Several indicators were eliminated from the final assessment of resilience performance based on the average values obtained. Regarding the operational functions, the experts felt that seven indicators were too many. Thus, an indicator with a value above 3.0 was taken as an indicator of the operational organizational functions. Regarding the financial organizational function indicators, the total cost and inventory holding cost indicators were considered to overlap because the total cost is the sum of the inventory holding cost and other expenses. For indicators under human resources organizational functions, well-being and job satisfaction had high values. However, the data for these indicators can only be generated through separate assessments by workers.
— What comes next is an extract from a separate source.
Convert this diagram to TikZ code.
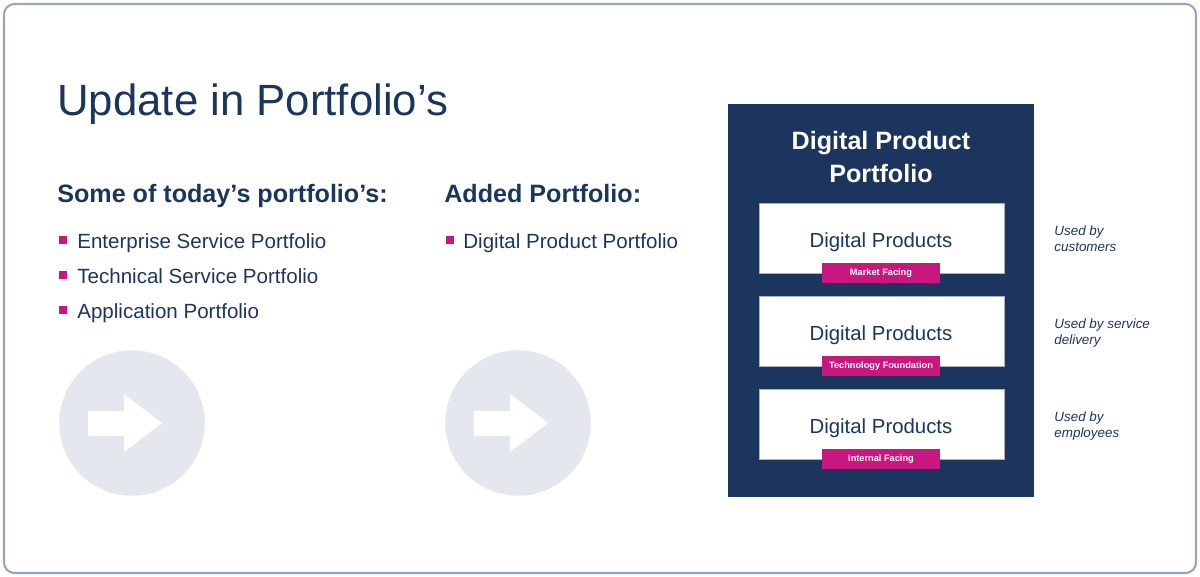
\documentclass[tikz,border=0pt]{standalone}
\usepackage{fontspec}
\setmainfont{Liberation Sans}
\usetikzlibrary{positioning}
\definecolor{navy}{HTML}{1B365D}
\definecolor{panelblue}{HTML}{1C355E}
\definecolor{pinkbar}{HTML}{C8187F}
\definecolor{discgray}{HTML}{E4E7EE}
\definecolor{frameblue}{HTML}{9BA4BF}
\definecolor{boxline}{HTML}{A9B0C6}

\tikzset{
  title/.style={anchor=base west, inner sep=0, text=navy, font=\fontsize{24.9}{30}\selectfont},
  heading/.style={anchor=base west, inner sep=0, text=navy, font=\fontsize{14.3}{17}\selectfont\bfseries},
  item/.style={anchor=base west, inner sep=0, text=navy, font=\fontsize{11.7}{14}\selectfont},
  bulletsq/.style={fill=pinkbar, minimum size=4.5pt, inner sep=0},
  disc/.style={circle, fill=discgray, minimum size=82.8pt, inner sep=0},
  paneltitle/.style={align=center, inner sep=0, text=white, font=\fontsize{14.3}{19.3}\selectfont\bfseries},
  prodbox/.style={fill=white, draw=boxline, line width=0.5pt},
  prodtext/.style={anchor=base, inner sep=0, text=navy, font=\fontsize{11.6}{14}\selectfont},
  tagbox/.style={fill=pinkbar, text=white, minimum width=67.5pt, minimum height=11.3pt, inner sep=0, font=\fontsize{5.25}{6}\selectfont\bfseries},
  note/.style={anchor=north west, align=left, inner sep=0, text=navy, font=\fontsize{7.65}{9.6}\selectfont\itshape}
}

\begin{document}
\begin{tikzpicture}[x=0.02cm,y=-0.02cm]
  \useasboundingbox (0,0) rectangle (1200,576);
  \draw[frameblue, line width=1.2pt, rounded corners=6] (4,4) rectangle (1196,573);

  \node[title] (title) at (57,115) {Update in Portfolio’s};
  \node[heading] (today) at (57,202) {Some of today’s portfolio’s:};
  \node[heading] (added) at (444,202) {Added Portfolio:};

  % bullets, left column
  \foreach \txt [count=\i] in {Enterprise Service Portfolio, Technical Service Portfolio, Application Portfolio} {
    \node[bulletsq] (sq\i) at (63,{240+35*(\i-1)}) {};
    \node[item] (it\i) at (77,{248+35*(\i-1)}) {\txt};
  }
  \node[bulletsq] (sqnew) at (450,240) {};
  \node[item] (itnew) at (463,248) {Digital Product Portfolio};

  % round arrows
  \foreach \cx [count=\i] in {132,518} {
    \node[disc] (go\i) at (\cx,423) {};
    \fill[white, shift={(go\i.center)}] (-44,-12) -- (-8,-12) -- (-8,-29) -- (30,0)
      -- (-8,29) -- (-8,13) -- (-44,13) -- cycle;
  }

  % panel
  \fill[panelblue] (728,104) rectangle (1034,497);
  \node[paneltitle] (ptitle) at (881,157) {Digital Product\\Portfolio};

  \foreach \y/\tag/\use [count=\i] in {203/Market Facing/Used by\\customers,
      296/Technology Foundation/Used by service\\delivery,
      389/Internal Facing/Used by\\employees} {
    \draw[prodbox] (759,\y) rectangle (1004,\y+70);
    \node[prodtext] (prod\i) at (881,\y+44) {Digital Products};
    \node[tagbox] (tag\i) at (881,\y+70) {\tag};
    \node[note] (use\i) at (1054,\y+22) {\use};
  }
\end{tikzpicture}
\end{document}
Based on in-depth interviews and weighing the resilience performance of business systems in the manufacturing industry, we found that the most critical resilience factor was redundancy. Meanwhile, rapidity was the factor that had the lowest weight. In terms of organizational functions, the most critical resilience factor was the operational function, followed by the strategy and finance functions, while the human resources function was the factor with the lowest weight. Based on the global weighted values, reserve funds, customer satisfaction, and demand forecasts were the top three indicators in terms of the highest weighted values. The indicators with the lowest weighted values were supplier delivery lead time, customer delivery lead time, and manufacturing lead time.
As this research is still in its conceptualization stage, future research is expected to increase or reduce the number of assumptions used, thus providing more representative results. On a larger scale, the performance index can be used as the basis of a company’s resilience performance framework by creating a dynamic model that can foresee the possible resilience outcome for the industry and combine it with the resilience performance index as a quantitative score. Research can also be carried out to expand the scope of this study by including experts who work for large-scale companies, such as multinational corporations.